Exactly as written, quote every line that follows, skipping the images.
==================================================
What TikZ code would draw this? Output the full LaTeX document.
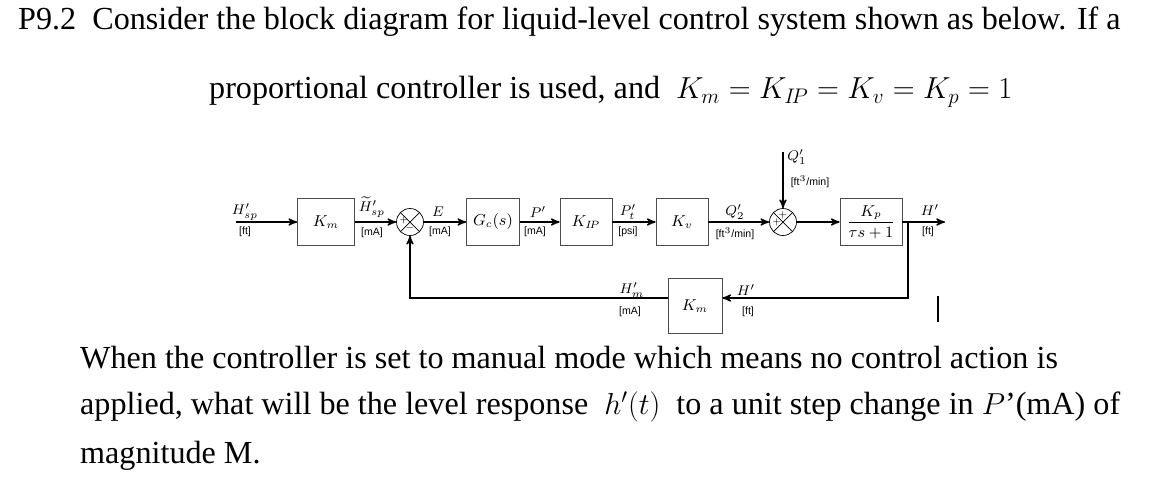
\documentclass[tikz,border=0pt]{standalone}
\usepackage{fontspec}
\setmainfont{Liberation Serif}
\newfontfamily\unitfont{Liberation Sans}
\usetikzlibrary{arrows}
\tikzstyle{block} = [rectangle, draw=black!70, minimum height=0.94cm, inner sep=1pt, font=\fontsize{9}{10}\selectfont]
\tikzstyle{sumpt} = [circle, draw=black, minimum size=0.54cm, inner sep=0pt]
\tikzstyle{sig} = [font=\fontsize{8}{9}\selectfont]
\tikzstyle{unit} = [font=\unitfont\fontsize{6}{7}\selectfont]
\tikzstyle{arrow} = [thick,->,>=stealth']
\tikzstyle{line} = [thick]
\tikzstyle{para} = [anchor=west, font=\fontsize{18.3}{20}\selectfont]
\begin{document}
\begin{tikzpicture}[x=0.02cm,y=-0.02cm]
                \useasboundingbox (0,0) rectangle (1167,485);
                \node[para] (t1) at (12,22) {P9.2\ \ Consider the block diagram for liquid-level control system shown as below. If a};
                \node[para] (t2) at (203,92) {proportional controller is used, and\ \ $K_m=K_{I\!P}=K_v=K_p=1$};
                \node[para] (t3) at (74,358) {When the controller is set to manual mode which means no control action is};
                \node[para] (t4) at (74,407) {applied, what will be the level response\ \ $h'(t)$\ \ to a unit step change in $P$'(mA) of};
                \node[para] (t5) at (74,456) {magnitude M.};

                \coordinate (in) at (236,222);
                \node (km) [block, minimum width=1.14cm] at (326,222) {$K_m$};
                \node (sum1) [sumpt] at (410,222) {};
                \node (gc) [block, minimum width=1.06cm] at (493,222) {$G_c(s)$};
                \node (kip) [block, minimum width=1.04cm] at (586,222) {$K_{I\!P}$};
                \node (kv) [block, minimum width=1.04cm] at (682,222) {$K_v$};
                \node (sum2) [sumpt] at (783,222) {};
                \node (kp) [block, minimum width=1.24cm] at (871,222) {$\displaystyle\frac{K_p}{\tau s+1}$};
                \coordinate (out) at (945,222);
                \coordinate (tap) at (908,222);
                \coordinate (q1) at (783,152);
                \node (kmb) [block, minimum width=1.08cm, minimum height=1.1cm] at (695,306) {$K_m$};
                \coordinate (cor1) at (908,298);
                \coordinate (cor2) at (410,298);

                \draw (sum1.north west) -- (sum1.south east) (sum1.south west) -- (sum1.north east);
                \draw (sum2.north west) -- (sum2.south east) (sum2.south west) -- (sum2.north east);
                \node[font=\tiny] at (404,220) {$+$};
                \node[font=\tiny] at (410,228) {$-$};
                \node[font=\tiny] at (777,222) {$+$};
                \node[font=\tiny] at (783,215) {$+$};

                \draw[arrow] (in) -- (km);
                \draw[arrow] (km) -- (sum1);
                \draw[arrow] (sum1) -- (gc);
                \draw[arrow] (gc) -- (kip);
                \draw[arrow] (kip) -- (kv);
                \draw[arrow] (kv) -- (sum2);
                \draw[arrow] (q1) -- (sum2);
                \draw[arrow] (sum2) -- (kp);
                \draw[arrow] (kp) -- (out);
                \draw[arrow] (tap) -- (cor1) -- (kmb.east |- cor1);
                \draw[arrow] (kmb.west |- cor2) -- (cor2) -- (sum1);
                \draw[line] (938,296) -- (938,322);

                \node[sig] at (245,212) {$H'_{sp}$};
                \node[unit] at (245,232) {[ft]};
                \node[sig] at (372,207) {$\widetilde{H}'_{sp}$};
                \node[unit] at (372,233) {[mA]};
                \node[sig] at (438,212) {$E$};
                \node[unit] at (440,232) {[mA]};
                \node[sig] at (538,212) {$P'$};
                \node[unit] at (535,232) {[mA]};
                \node[sig] at (628,212) {$P'_t$};
                \node[unit] at (628,232) {[psi]};
                \node[sig] at (735,212) {$Q'_2$};
                \node[unit] at (735,234) {[ft$^3$/min]};
                \node[sig] at (797,157) {$Q'_1$};
                \node[unit] at (810,182) {[ft$^3$/min]};
                \node[sig] at (930,210) {$H'$};
                \node[unit] at (928,232) {[ft]};
                \node[sig] at (632,290) {$H'_m$};
                \node[unit] at (630,312) {[mA]};
                \node[sig] at (746,290) {$H'$};
                \node[unit] at (748,312) {[ft]};
\end{tikzpicture}
\end{document}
==================================================
Finished answer:
What TikZ code would draw this? Output the full LaTeX document.
\documentclass[tikz,border=0pt]{standalone}
\usepackage{fontspec}
\setmainfont{Liberation Serif}
\newfontfamily\unitfont{Liberation Sans}
\usetikzlibrary{arrows}
\tikzstyle{block} = [rectangle, draw=black!70, minimum height=0.94cm, inner sep=1pt, font=\fontsize{9}{10}\selectfont]
\tikzstyle{sumpt} = [circle, draw=black, minimum size=0.54cm, inner sep=0pt]
\tikzstyle{sig} = [font=\fontsize{8}{9}\selectfont]
\tikzstyle{unit} = [font=\unitfont\fontsize{6}{7}\selectfont]
\tikzstyle{arrow} = [thick,->,>=stealth']
\tikzstyle{line} = [thick]
\tikzstyle{para} = [anchor=west, font=\fontsize{18.3}{20}\selectfont]
\begin{document}
\begin{tikzpicture}[x=0.02cm,y=-0.02cm]
                \useasboundingbox (0,0) rectangle (1167,485);
                \node[para] (t1) at (12,22) {P9.2\ \ Consider the block diagram for liquid-level control system shown as below. If a};
                \node[para] (t2) at (203,92) {proportional controller is used, and\ \ $K_m=K_{I\!P}=K_v=K_p=1$};
                \node[para] (t3) at (74,358) {When the controller is set to manual mode which means no control action is};
                \node[para] (t4) at (74,407) {applied, what will be the level response\ \ $h'(t)$\ \ to a unit step change in $P$'(mA) of};
                \node[para] (t5) at (74,456) {magnitude M.};

                \coordinate (in) at (236,222);
                \node (km) [block, minimum width=1.14cm] at (326,222) {$K_m$};
                \node (sum1) [sumpt] at (410,222) {};
                \node (gc) [block, minimum width=1.06cm] at (493,222) {$G_c(s)$};
                \node (kip) [block, minimum width=1.04cm] at (586,222) {$K_{I\!P}$};
                \node (kv) [block, minimum width=1.04cm] at (682,222) {$K_v$};
                \node (sum2) [sumpt] at (783,222) {};
                \node (kp) [block, minimum width=1.24cm] at (871,222) {$\displaystyle\frac{K_p}{\tau s+1}$};
                \coordinate (out) at (945,222);
                \coordinate (tap) at (908,222);
                \coordinate (q1) at (783,152);
                \node (kmb) [block, minimum width=1.08cm, minimum height=1.1cm] at (695,306) {$K_m$};
                \coordinate (cor1) at (908,298);
                \coordinate (cor2) at (410,298);

                \draw (sum1.north west) -- (sum1.south east) (sum1.south west) -- (sum1.north east);
                \draw (sum2.north west) -- (sum2.south east) (sum2.south west) -- (sum2.north east);
                \node[font=\tiny] at (404,220) {$+$};
                \node[font=\tiny] at (410,228) {$-$};
                \node[font=\tiny] at (777,222) {$+$};
                \node[font=\tiny] at (783,215) {$+$};

                \draw[arrow] (in) -- (km);
                \draw[arrow] (km) -- (sum1);
                \draw[arrow] (sum1) -- (gc);
                \draw[arrow] (gc) -- (kip);
                \draw[arrow] (kip) -- (kv);
                \draw[arrow] (kv) -- (sum2);
                \draw[arrow] (q1) -- (sum2);
                \draw[arrow] (sum2) -- (kp);
                \draw[arrow] (kp) -- (out);
                \draw[arrow] (tap) -- (cor1) -- (kmb.east |- cor1);
                \draw[arrow] (kmb.west |- cor2) -- (cor2) -- (sum1);
                \draw[line] (938,296) -- (938,322);

                \node[sig] at (245,212) {$H'_{sp}$};
                \node[unit] at (245,232) {[ft]};
                \node[sig] at (372,207) {$\widetilde{H}'_{sp}$};
                \node[unit] at (372,233) {[mA]};
                \node[sig] at (438,212) {$E$};
                \node[unit] at (440,232) {[mA]};
                \node[sig] at (538,212) {$P'$};
                \node[unit] at (535,232) {[mA]};
                \node[sig] at (628,212) {$P'_t$};
                \node[unit] at (628,232) {[psi]};
                \node[sig] at (735,212) {$Q'_2$};
                \node[unit] at (735,234) {[ft$^3$/min]};
                \node[sig] at (797,157) {$Q'_1$};
                \node[unit] at (810,182) {[ft$^3$/min]};
                \node[sig] at (930,210) {$H'$};
                \node[unit] at (928,232) {[ft]};
                \node[sig] at (632,290) {$H'_m$};
                \node[unit] at (630,312) {[mA]};
                \node[sig] at (746,290) {$H'$};
                \node[unit] at (748,312) {[ft]};
\end{tikzpicture}
\end{document}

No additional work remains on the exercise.